_Exercise aim_:
Wherever a line holds the string "this", copy that line.

_Record extracts_:
• • • • • • •
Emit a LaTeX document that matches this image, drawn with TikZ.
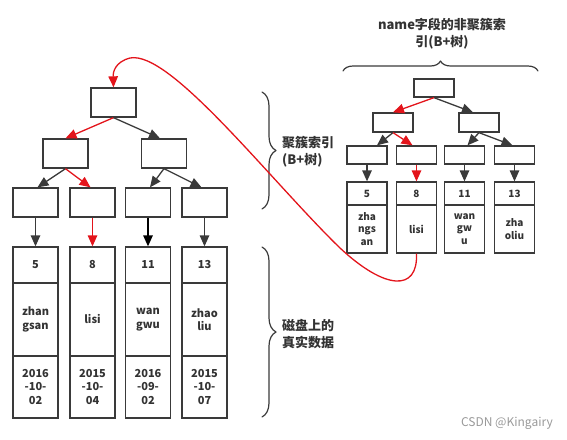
• • • • • • •
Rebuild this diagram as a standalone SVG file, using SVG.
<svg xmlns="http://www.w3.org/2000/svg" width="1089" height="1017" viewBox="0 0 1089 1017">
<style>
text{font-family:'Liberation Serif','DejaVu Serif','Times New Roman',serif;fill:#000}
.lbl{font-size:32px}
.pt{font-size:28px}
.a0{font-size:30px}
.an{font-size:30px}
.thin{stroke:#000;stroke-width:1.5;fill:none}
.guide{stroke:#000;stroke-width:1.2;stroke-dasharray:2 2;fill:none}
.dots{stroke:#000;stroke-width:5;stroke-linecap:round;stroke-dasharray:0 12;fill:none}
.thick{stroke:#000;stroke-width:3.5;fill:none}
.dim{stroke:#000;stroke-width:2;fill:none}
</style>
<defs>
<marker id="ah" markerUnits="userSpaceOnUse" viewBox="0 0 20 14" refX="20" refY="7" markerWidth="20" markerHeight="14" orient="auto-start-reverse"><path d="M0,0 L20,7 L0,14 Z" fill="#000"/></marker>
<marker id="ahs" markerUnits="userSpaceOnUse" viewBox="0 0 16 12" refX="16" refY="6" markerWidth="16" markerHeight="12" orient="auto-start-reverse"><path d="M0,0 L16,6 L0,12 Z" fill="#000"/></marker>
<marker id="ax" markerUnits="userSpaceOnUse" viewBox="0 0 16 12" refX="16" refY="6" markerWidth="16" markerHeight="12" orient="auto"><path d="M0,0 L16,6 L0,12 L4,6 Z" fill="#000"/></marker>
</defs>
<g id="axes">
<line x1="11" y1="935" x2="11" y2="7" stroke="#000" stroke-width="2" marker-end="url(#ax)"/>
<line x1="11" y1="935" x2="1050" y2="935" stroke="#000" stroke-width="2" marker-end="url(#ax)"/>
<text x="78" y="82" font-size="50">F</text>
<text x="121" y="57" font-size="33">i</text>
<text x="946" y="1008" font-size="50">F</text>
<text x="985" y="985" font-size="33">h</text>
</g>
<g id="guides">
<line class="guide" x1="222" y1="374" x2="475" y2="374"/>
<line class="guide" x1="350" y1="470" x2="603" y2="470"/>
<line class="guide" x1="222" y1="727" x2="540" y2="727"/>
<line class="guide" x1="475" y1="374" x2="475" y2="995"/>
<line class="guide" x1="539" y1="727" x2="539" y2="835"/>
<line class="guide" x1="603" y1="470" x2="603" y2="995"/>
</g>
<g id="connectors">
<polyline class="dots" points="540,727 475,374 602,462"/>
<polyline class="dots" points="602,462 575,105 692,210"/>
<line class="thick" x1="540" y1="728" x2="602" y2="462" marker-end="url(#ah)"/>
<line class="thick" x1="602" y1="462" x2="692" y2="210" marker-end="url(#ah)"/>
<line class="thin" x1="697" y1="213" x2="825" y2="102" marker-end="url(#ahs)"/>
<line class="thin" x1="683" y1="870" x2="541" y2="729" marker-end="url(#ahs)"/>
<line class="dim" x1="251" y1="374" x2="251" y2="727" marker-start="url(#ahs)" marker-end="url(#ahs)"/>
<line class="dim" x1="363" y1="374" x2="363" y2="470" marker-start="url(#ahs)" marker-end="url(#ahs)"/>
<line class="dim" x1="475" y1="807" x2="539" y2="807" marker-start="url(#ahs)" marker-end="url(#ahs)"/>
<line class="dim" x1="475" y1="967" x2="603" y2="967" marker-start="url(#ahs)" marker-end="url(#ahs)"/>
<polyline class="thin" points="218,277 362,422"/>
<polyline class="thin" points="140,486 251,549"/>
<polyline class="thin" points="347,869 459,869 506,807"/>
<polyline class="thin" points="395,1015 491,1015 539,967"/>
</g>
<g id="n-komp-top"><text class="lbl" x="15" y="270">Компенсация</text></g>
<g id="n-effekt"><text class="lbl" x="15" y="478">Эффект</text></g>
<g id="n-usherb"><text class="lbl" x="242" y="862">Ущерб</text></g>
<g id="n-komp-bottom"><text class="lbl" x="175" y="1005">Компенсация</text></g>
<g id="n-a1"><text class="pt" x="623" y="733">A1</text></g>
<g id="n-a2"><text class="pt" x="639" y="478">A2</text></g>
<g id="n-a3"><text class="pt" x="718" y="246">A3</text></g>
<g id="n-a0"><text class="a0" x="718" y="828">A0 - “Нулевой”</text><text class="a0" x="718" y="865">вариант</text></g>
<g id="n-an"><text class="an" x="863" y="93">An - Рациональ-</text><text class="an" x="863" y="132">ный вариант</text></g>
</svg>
• • • • • • •
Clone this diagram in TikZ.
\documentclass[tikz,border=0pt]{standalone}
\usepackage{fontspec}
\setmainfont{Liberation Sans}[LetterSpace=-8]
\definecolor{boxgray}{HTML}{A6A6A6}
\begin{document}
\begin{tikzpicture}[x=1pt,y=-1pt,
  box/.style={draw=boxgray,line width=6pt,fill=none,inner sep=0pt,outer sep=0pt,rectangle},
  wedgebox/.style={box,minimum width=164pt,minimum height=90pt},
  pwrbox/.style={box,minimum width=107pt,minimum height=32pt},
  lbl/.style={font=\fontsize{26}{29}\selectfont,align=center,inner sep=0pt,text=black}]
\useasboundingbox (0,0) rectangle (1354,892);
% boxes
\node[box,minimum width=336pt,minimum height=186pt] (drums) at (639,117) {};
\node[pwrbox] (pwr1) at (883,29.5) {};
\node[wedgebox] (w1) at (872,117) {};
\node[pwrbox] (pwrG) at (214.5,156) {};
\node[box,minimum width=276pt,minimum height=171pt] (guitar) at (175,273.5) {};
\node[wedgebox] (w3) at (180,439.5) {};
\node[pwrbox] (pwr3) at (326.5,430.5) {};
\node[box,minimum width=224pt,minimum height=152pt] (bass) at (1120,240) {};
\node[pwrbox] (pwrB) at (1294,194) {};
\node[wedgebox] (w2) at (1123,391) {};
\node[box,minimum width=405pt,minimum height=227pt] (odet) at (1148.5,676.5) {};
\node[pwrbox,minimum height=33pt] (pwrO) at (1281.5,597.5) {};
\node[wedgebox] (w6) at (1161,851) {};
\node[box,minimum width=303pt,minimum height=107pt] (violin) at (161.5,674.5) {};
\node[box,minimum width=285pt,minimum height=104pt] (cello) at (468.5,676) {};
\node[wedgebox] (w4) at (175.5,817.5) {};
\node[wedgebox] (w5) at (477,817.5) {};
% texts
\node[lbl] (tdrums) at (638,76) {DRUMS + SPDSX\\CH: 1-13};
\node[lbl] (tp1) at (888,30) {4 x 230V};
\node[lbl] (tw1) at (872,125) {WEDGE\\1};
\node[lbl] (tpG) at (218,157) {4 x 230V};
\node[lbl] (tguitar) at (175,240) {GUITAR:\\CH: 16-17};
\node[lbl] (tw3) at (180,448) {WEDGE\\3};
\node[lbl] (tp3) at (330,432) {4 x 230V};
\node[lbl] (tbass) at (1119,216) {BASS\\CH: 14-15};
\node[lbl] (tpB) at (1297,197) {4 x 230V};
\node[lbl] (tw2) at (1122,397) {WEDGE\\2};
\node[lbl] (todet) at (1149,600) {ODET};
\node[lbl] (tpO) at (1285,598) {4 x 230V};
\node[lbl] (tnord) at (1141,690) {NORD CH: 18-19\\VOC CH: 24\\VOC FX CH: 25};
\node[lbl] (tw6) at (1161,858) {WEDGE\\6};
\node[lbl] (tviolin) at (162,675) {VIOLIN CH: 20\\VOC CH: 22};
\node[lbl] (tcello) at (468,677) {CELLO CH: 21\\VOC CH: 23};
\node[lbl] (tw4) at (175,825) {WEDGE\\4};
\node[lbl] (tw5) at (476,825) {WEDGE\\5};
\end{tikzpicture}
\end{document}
• • • • • • •
_Complete output_:
Emit a LaTeX document that matches this image, drawn with TikZ.
Rebuild this diagram as a standalone SVG file, using SVG.
Clone this diagram in TikZ.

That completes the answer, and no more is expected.